À cette offre, Tencin prêt à une oreille complaisante : une amitié de vingt ans le liait en effet à Prosper Lambertini. Tous deux s’étaient connus jadis à Rome : le premier, venu avec le cardinal de Rohan au conclave de Benoit XIII, était demeuré en Italie pour négocier la promotion de Dubois au cardinalat ; le second, modeste avocat consistorial, faisait alors au Vatican ses débuts dans la prélature. Les deux hommes s’étaient vite sentis attirés l’un vers l’autre : l’Italien, séduit par le génie souple, l’esprit brillant, la conversation enjouée du Français ; celui-ci, charmé par le causeur délicat, le fin lettré, le savant érudit, le docteur éclairé qu’était déjà l’abbé Lambertini.
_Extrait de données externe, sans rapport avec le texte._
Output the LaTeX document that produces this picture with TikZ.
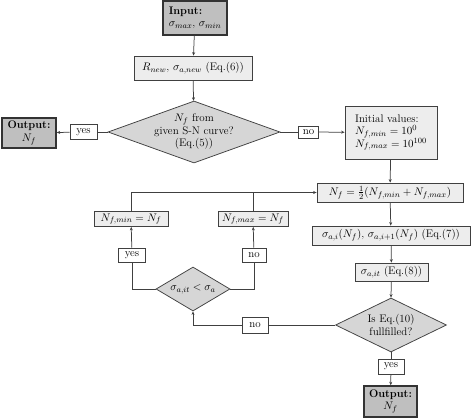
\documentclass[tikz,border=0pt]{standalone}
\usetikzlibrary{shapes.geometric,arrows.meta}
\begin{document}
\begin{tikzpicture}[x=1pt,y=-1pt,
  every node/.style={font=\fontsize{11}{12.5}\selectfont},
  line/.style={draw=black!75,line width=0.75pt},
  arr/.style={line,-{Stealth[length=3.5pt,width=3pt]}},
  box/.style={draw=black!75,line width=0.75pt,fill=black!7,inner sep=1pt,minimum width=#1},
  iobox/.style={draw=black!80,line width=1.4pt,fill=black!25,inner sep=1pt,minimum width=#1},
  lbl/.style={draw=black!75,line width=0.6pt,fill=white,inner sep=1pt},
  dia/.style={diamond,draw=black!75,line width=0.75pt,fill=black!16,inner sep=0pt},
  txt/.style={align=center,inner sep=0pt}]
\useasboundingbox (0,0) rectangle (474,418);
% main column
\node[iobox=64pt,minimum height=34pt,align=left] (in) at (195,18) {\textbf{Input:}\\ $\sigma_{max}$, $\sigma_{min}$};
\node[box=118pt,minimum height=24pt] (r) at (193,68) {$R_{new}$, $\sigma_{a,new}$ (Eq.(6))};
\node[dia,minimum width=172pt,minimum height=62pt] (d1) at (194,132) {};
\node[txt] at (d1) {$N_f$ from\\ given S-N curve?\\ (Eq.(5))};
\node[iobox=54pt,minimum height=30pt,align=center] (o1) at (29,133) {\textbf{Output:}\\ $N_f$};
\node[lbl,minimum width=27pt,minimum height=15pt] (y1) at (83.5,132) {yes};
\node[lbl,minimum width=20pt,minimum height=12pt] (n1) at (308.5,132) {no};
\node[box=92pt,minimum height=53pt,align=left] (init) at (391,132.5) {Initial values:\\ $N_{f,min}=10^0$\\ $N_{f,max}=10^{100}$};
\node[box=146pt,minimum height=19pt] (nf) at (390,192.5) {$N_f=\frac{1}{2}(N_{f,min}+N_{f,max})$};
\node[box=158pt,minimum height=19pt] (sg) at (391,235.5) {$\sigma_{a,i}(N_f)$, $\sigma_{a,i+1}(N_f)$ (Eq.(7))};
\node[box=73pt,minimum height=18pt] (st) at (391.5,272) {$\sigma_{a,it}$ (Eq.(8))};
\node[dia,minimum width=111pt,minimum height=54pt] (d2) at (391,325) {};
\node[txt] at (d2) {Is Eq.(10)\\ fullfilled?};
\node[lbl,minimum width=26pt,minimum height=15pt] (y2) at (391,366.5) {yes};
\node[iobox=53pt,minimum height=31pt,align=center] (o2) at (390.5,401.5) {\textbf{Output:}\\ $N_f$};
\node[lbl,minimum width=26pt,minimum height=16pt] (n2) at (255,325) {no};
\node[dia,minimum width=74pt,minimum height=44pt] (d3) at (193,289) {};
\node[txt] at (d3) {$\sigma_{a,it}<\sigma_a$};
\node[lbl,minimum width=27pt,minimum height=14pt] (y3) at (132,255) {yes};
\node[lbl,minimum width=24pt,minimum height=14pt] (n3) at (254,255) {no};
\node[box=74pt,minimum height=15pt] (nmin) at (131,219) {$N_{f,min}=N_f$};
\node[box=70pt,minimum height=15pt] (nmax) at (253,219) {$N_{f,max}=N_f$};
\coordinate (j) at (nmax.north |- nf.west);
% connectors
\draw[arr] (in) -- (r);
\draw[arr] (r) -- (d1);
\draw[line] (d1.west) -- (y1);
\draw[arr] (y1) -- (o1);
\draw[line] (d1.east) -- (n1);
\draw[arr] (n1) -- (init);
\draw[arr] (init) -- (nf);
\draw[arr] (nf) -- (sg);
\draw[arr] (sg) -- (st);
\draw[arr] (st) -- (d2.north);
\draw[line] (d2.south) -- (y2);
\draw[arr] (y2) -- (o2);
\draw[line] (d2.west) -- (n2);
\draw[arr] (n2) -| (d3.south);
\draw[line] (d3.west) -| (y3.south);
\draw[arr] (y3) -- (nmin);
\draw[line] (d3.east) -| (n3.south);
\draw[arr] (n3) -- (nmax);
\draw[arr] (nmin.north) |- (nf.west);
\draw[line] (nmax.north) -- (j);
\end{tikzpicture}
\end{document}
Depuis lors, les hasards de la vie les avaient presque toujours séparés, mais devenus archevêques, l’un d’Embrun, et l’autre de Bologne, les deux amis d’antan n’avaient jamais perdu l’occasion de se voir ou de s’écrire, et les six mois qu’ils venaient de vivre côte à côte dans le conclave n’avaient pas manqué de resserrer encore les liens de leur mutuelle affection.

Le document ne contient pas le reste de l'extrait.